Because Grutter was an education case decided under the Fourteenth Amendment and Title VI, its reversal did not directly change employment law. Title VII, the federal statute governing workplace discrimination, has always operated under stricter rules than the admissions context. Race has never been permitted as a “plus factor, a tiebreaker, or a tipping point” in hiring or promotion decisions.11U.S. Equal Employment Opportunity Commission. The Future of DEI, Disparate Impact, and EO 11246 After Students for Fair Admissions v. Harvard/UNC Workplace diversity programs that were legal before SFFA remain legal, and those that were unlawful remain unlawful.

That said, the SFFA decision closed the door on any argument that a general business interest in “diversity” could justify race-conscious employment decisions.
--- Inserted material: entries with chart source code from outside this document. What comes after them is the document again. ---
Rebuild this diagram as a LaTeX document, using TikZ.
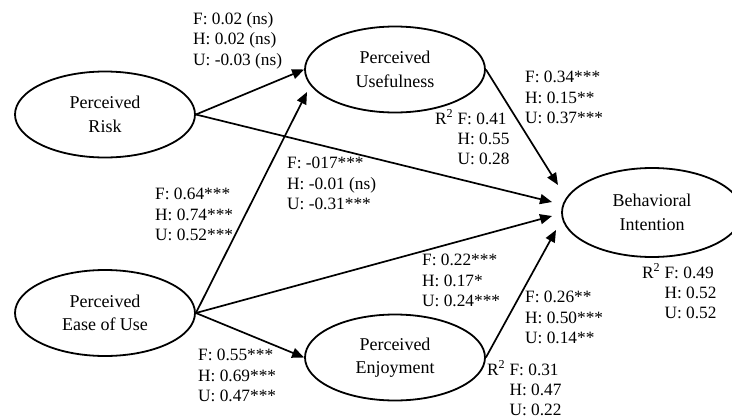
\documentclass[tikz,border=0pt]{standalone}
\usepackage{fontspec}
\setmainfont{Liberation Serif}
\usepackage{tikz}
\usetikzlibrary{
    arrows.meta,
    shapes.geometric
}

\begin{document}
\begin{tikzpicture}[x=1pt, y=-1pt,
    construct/.style={ellipse, draw, line width=1.8pt, minimum width=180pt, minimum height=86pt, inner sep=0pt, align=center, font=\fontsize{18}{23.5}\selectfont},
    coef/.style={anchor=north west, inner sep=0pt, align=left, font=\fontsize{17.3}{20.5}\selectfont},
    rsq/.style={anchor=base west, inner sep=0pt, font=\fontsize{17.3}{20}\selectfont},
    link/.style={-{Triangle[length=12pt, width=10pt]}, line width=1.7pt}
]
    \useasboundingbox (0,0) rectangle (732,418);

    % Constructs
    \node[construct] (pr) at (105,114.5) {Perceived\\Risk};
    \node[construct] (pu) at (395,69.5) {Perceived\\Usefulness};
    \node[construct] (peou) at (105,313) {Perceived\\Ease of Use};
    \node[construct] (pe) at (395,357.5) {Perceived\\Enjoyment};
    \node[construct, minimum height=89pt] (bi) at (652,212.5) {Behavioral\\Intention};

    % Arrow ends
    \coordinate (pu-in) at (307,92);
    \coordinate (bi-in1) at (558,185);
    \coordinate (bi-in2) at (552,202);
    \coordinate (bi-in3) at (552,216);
    \coordinate (bi-in4) at (556,230);

    % Paths
    \draw[link] (pr.east) -- (pu.west);
    \draw[link] (pr.east) -- (bi-in2);
    \draw[link] (peou.east) -- (pu-in);
    \draw[link] (peou.east) -- (bi-in3);
    \draw[link] (peou.east) -- (pe.west);
    \draw[link] (pu.east) -- (bi-in1);
    \draw[link] (pe.east) -- (bi-in4);

    % Path coefficients
    \node[coef] (c-pr-pu) at (193,12) {F: 0.02 (ns)\\H: 0.02 (ns)\\U: -0.03 (ns)};
    \node[coef] (c-pr-bi) at (287,157) {F: -017***\\H: -0.01 (ns)\\U: -0.31***};
    \node[coef] (c-peou-pu) at (155,188) {F: 0.64***\\H: 0.74***\\U: 0.52***};
    \node[coef] (c-peou-bi) at (422,254) {F: 0.22***\\H: 0.17*\\U: 0.24***};
    \node[coef] (c-peou-pe) at (198,349) {F: 0.55***\\H: 0.69***\\U: 0.47***};
    \node[coef] (c-pu-bi) at (525,71) {F: 0.34***\\H: 0.15**\\U: 0.37***};
    \node[coef] (c-pe-bi) at (525,291) {F: 0.26**\\H: 0.50***\\U: 0.14**};

    % R squared
    \node[rsq] (r-pu) at (435,124) {\begin{tabular}[t]{@{}l@{ }l@{}}R\textsuperscript{2} & F: 0.41\\ & H: 0.55\\ & U: 0.28\end{tabular}};
    \node[rsq] (r-pe) at (487,375) {\begin{tabular}[t]{@{}l@{ }l@{}}R\textsuperscript{2} & F: 0.31\\ & H: 0.47\\ & U: 0.22\end{tabular}};
    \node[rsq] (r-bi) at (642,278) {\begin{tabular}[t]{@{}l@{ }l@{}}R\textsuperscript{2} & F: 0.49\\ & H: 0.52\\ & U: 0.52\end{tabular}};
\end{tikzpicture}
\end{document}
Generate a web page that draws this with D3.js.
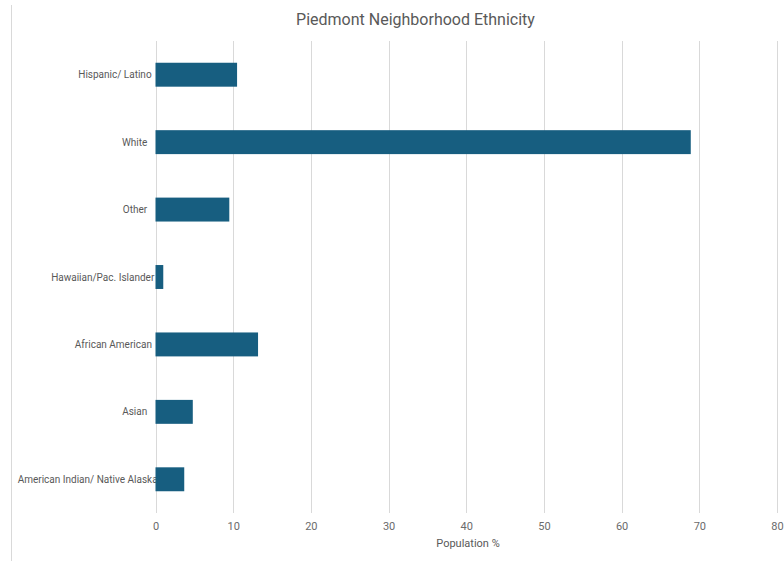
<!DOCTYPE html>
<html><head><meta charset="utf-8">
<script src="https://cdn.jsdelivr.net/npm/d3@7"></script>
<style>
html,body{margin:0;padding:0;background:#fff;}
svg{display:block;font-family:Roboto, "Noto Sans", sans-serif;}
</style></head>
<body><svg id="c" width="784" height="561"></svg>
<script>
const categories = ["Hispanic/ Latino","White","Other","Hawaiian/Pac. Islander","African American","Asian","American Indian/ Native Alaska"];
const values = [10.5, 68.9, 9.5, 1.0, 13.2, 4.8, 3.7];
const xTicks = [0,10,20,30,40,50,60,70,80];
const title = "Piedmont Neighborhood Ethnicity";
const xTitle = "Population %";

const svg = d3.select("#c");
const m = {left:155.5, right:777, top:41, bottom:513};
const x = d3.scaleLinear().domain([0,80]).range([m.left, m.right]);
const y = d3.scaleBand().domain(categories).range([m.top, m.bottom]).paddingInner(0.645).paddingOuter(0.3225);

// left frame line
svg.append("line").attr("x1",11.5).attr("x2",11.5).attr("y1",5).attr("y2",561).attr("stroke","#d9d9d9");

// grid
svg.append("g").selectAll("line").data(xTicks).join("line")
  .attr("x1",d=>Math.round(x(d))+0.5).attr("x2",d=>Math.round(x(d))+0.5)
  .attr("y1",m.top).attr("y2",m.bottom).attr("stroke","#d9d9d9");

// tick labels
const xAxis = d3.axisBottom(x).tickValues(xTicks).tickSize(0).tickPadding(0);
const ga = svg.append("g").attr("transform",`translate(0,${m.bottom+6})`).call(xAxis);
ga.select(".domain").remove();
ga.selectAll("text").attr("font-size",11).attr("fill","#6b6b6b").attr("font-family","Roboto, sans-serif").attr("dy","1.0em");

// category labels (under the bars)
const lab = svg.append("g").selectAll("text").data(categories).join("text")
  .attr("y",d=>y(d)+y.bandwidth()/2).attr("dy","0.35em")
  .attr("font-size",10).attr("fill","#595959").text(d=>d);
lab.each(function(){
  const w = this.getComputedTextLength();
  d3.select(this).attr("x", 145 - 0.91*w);
});

// bars
svg.append("g").selectAll("rect").data(values).join("rect")
  .attr("x",x(0)).attr("y",(d,i)=>y(categories[i]))
  .attr("width",d=>x(d)-x(0)).attr("height",y.bandwidth())
  .attr("fill","#175e80");

// title
svg.append("text").attr("x",415.5).attr("y",25).attr("text-anchor","middle")
  .attr("font-size",16).attr("fill","#595959").text(title);

// x title
svg.append("text").attr("x",468).attr("y",547).attr("text-anchor","middle")
  .attr("font-size",11).attr("fill","#595959").text(xTitle);
</script></body></html>
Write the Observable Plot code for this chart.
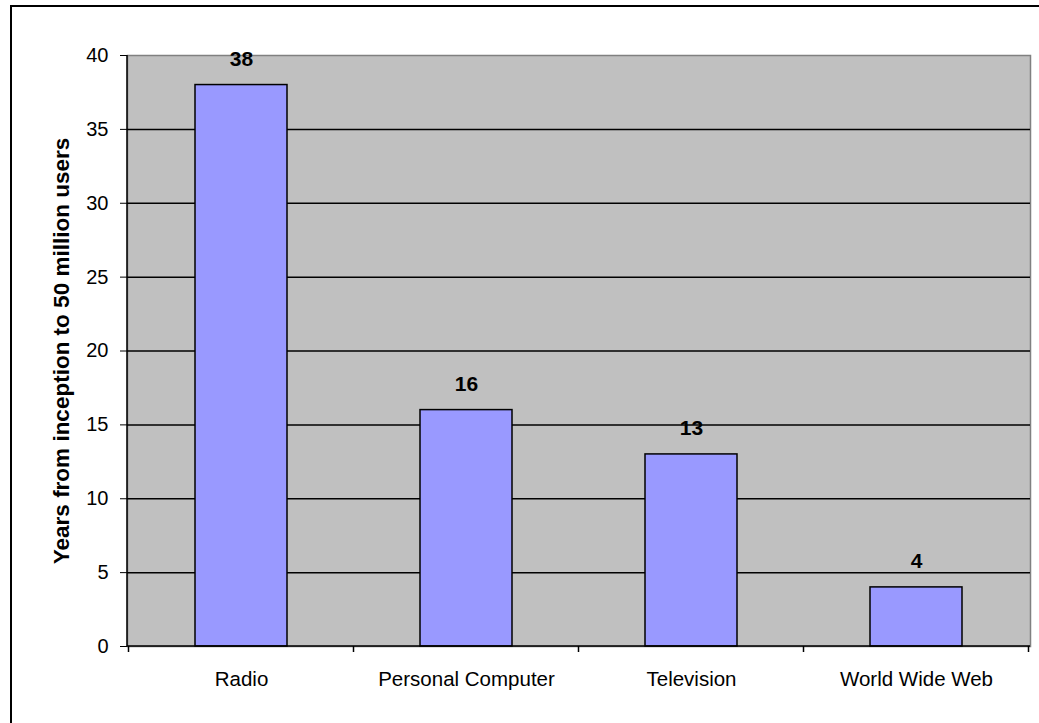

Employers can consider race only in narrow, voluntary remedial affirmative action plans justified by evidence of actual past discrimination or a significant statistical disparity in traditionally segregated job categories. Even then, quotas and inflexible numerical goals are prohibited.11U.S. Equal Employment Opportunity Commission. The Future of DEI, Disparate Impact, and EO 11246 After Students for Fair Admissions v. Harvard/UNC The legal requirement, as the EEOC has framed it, is robust equal opportunity rather than any particular diversity program.